§ What the task asks
Repeat the entire listing exactly.

§ Given data
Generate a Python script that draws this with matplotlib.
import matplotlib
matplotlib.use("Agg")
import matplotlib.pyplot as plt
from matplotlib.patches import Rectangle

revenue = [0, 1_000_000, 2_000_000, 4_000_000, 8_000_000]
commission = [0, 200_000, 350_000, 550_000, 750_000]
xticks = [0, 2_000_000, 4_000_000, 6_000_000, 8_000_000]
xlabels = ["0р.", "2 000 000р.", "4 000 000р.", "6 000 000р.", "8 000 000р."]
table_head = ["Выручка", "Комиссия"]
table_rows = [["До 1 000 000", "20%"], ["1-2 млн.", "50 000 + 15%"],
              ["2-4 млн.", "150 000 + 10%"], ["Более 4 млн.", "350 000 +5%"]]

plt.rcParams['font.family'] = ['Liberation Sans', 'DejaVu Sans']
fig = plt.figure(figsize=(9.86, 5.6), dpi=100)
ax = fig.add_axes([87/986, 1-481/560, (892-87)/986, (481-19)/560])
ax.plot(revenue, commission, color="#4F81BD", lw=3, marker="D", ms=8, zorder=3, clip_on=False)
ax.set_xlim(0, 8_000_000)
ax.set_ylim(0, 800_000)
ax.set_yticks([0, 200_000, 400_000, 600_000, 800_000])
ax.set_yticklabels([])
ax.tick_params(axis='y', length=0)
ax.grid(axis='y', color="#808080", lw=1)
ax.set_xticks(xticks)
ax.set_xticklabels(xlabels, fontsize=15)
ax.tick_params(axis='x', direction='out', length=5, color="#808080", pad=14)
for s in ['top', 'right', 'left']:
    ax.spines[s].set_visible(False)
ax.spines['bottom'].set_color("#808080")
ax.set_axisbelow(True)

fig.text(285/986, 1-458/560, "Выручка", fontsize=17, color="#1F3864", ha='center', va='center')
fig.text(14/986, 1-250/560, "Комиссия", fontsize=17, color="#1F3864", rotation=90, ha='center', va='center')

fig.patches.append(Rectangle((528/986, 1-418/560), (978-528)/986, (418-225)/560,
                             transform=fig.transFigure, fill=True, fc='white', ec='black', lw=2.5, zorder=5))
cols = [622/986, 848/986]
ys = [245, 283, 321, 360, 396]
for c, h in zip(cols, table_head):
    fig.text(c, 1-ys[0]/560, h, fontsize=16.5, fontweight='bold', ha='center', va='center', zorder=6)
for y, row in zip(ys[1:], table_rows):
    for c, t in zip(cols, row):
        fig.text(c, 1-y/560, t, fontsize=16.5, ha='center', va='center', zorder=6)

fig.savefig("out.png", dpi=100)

§ Written answer
Generate a Python script that draws this with matplotlib.
import matplotlib
matplotlib.use("Agg")
import matplotlib.pyplot as plt
from matplotlib.patches import Rectangle

revenue = [0, 1_000_000, 2_000_000, 4_000_000, 8_000_000]
commission = [0, 200_000, 350_000, 550_000, 750_000]
xticks = [0, 2_000_000, 4_000_000, 6_000_000, 8_000_000]
xlabels = ["0р.", "2 000 000р.", "4 000 000р.", "6 000 000р.", "8 000 000р."]
table_head = ["Выручка", "Комиссия"]
table_rows = [["До 1 000 000", "20%"], ["1-2 млн.", "50 000 + 15%"],
              ["2-4 млн.", "150 000 + 10%"], ["Более 4 млн.", "350 000 +5%"]]

plt.rcParams['font.family'] = ['Liberation Sans', 'DejaVu Sans']
fig = plt.figure(figsize=(9.86, 5.6), dpi=100)
ax = fig.add_axes([87/986, 1-481/560, (892-87)/986, (481-19)/560])
ax.plot(revenue, commission, color="#4F81BD", lw=3, marker="D", ms=8, zorder=3, clip_on=False)
ax.set_xlim(0, 8_000_000)
ax.set_ylim(0, 800_000)
ax.set_yticks([0, 200_000, 400_000, 600_000, 800_000])
ax.set_yticklabels([])
ax.tick_params(axis='y', length=0)
ax.grid(axis='y', color="#808080", lw=1)
ax.set_xticks(xticks)
ax.set_xticklabels(xlabels, fontsize=15)
ax.tick_params(axis='x', direction='out', length=5, color="#808080", pad=14)
for s in ['top', 'right', 'left']:
    ax.spines[s].set_visible(False)
ax.spines['bottom'].set_color("#808080")
ax.set_axisbelow(True)

fig.text(285/986, 1-458/560, "Выручка", fontsize=17, color="#1F3864", ha='center', va='center')
fig.text(14/986, 1-250/560, "Комиссия", fontsize=17, color="#1F3864", rotation=90, ha='center', va='center')

fig.patches.append(Rectangle((528/986, 1-418/560), (978-528)/986, (418-225)/560,
                             transform=fig.transFigure, fill=True, fc='white', ec='black', lw=2.5, zorder=5))
cols = [622/986, 848/986]
ys = [245, 283, 321, 360, 396]
for c, h in zip(cols, table_head):
    fig.text(c, 1-ys[0]/560, h, fontsize=16.5, fontweight='bold', ha='center', va='center', zorder=6)
for y, row in zip(ys[1:], table_rows):
    for c, t in zip(cols, row):
        fig.text(c, 1-y/560, t, fontsize=16.5, ha='center', va='center', zorder=6)

fig.savefig("out.png", dpi=100)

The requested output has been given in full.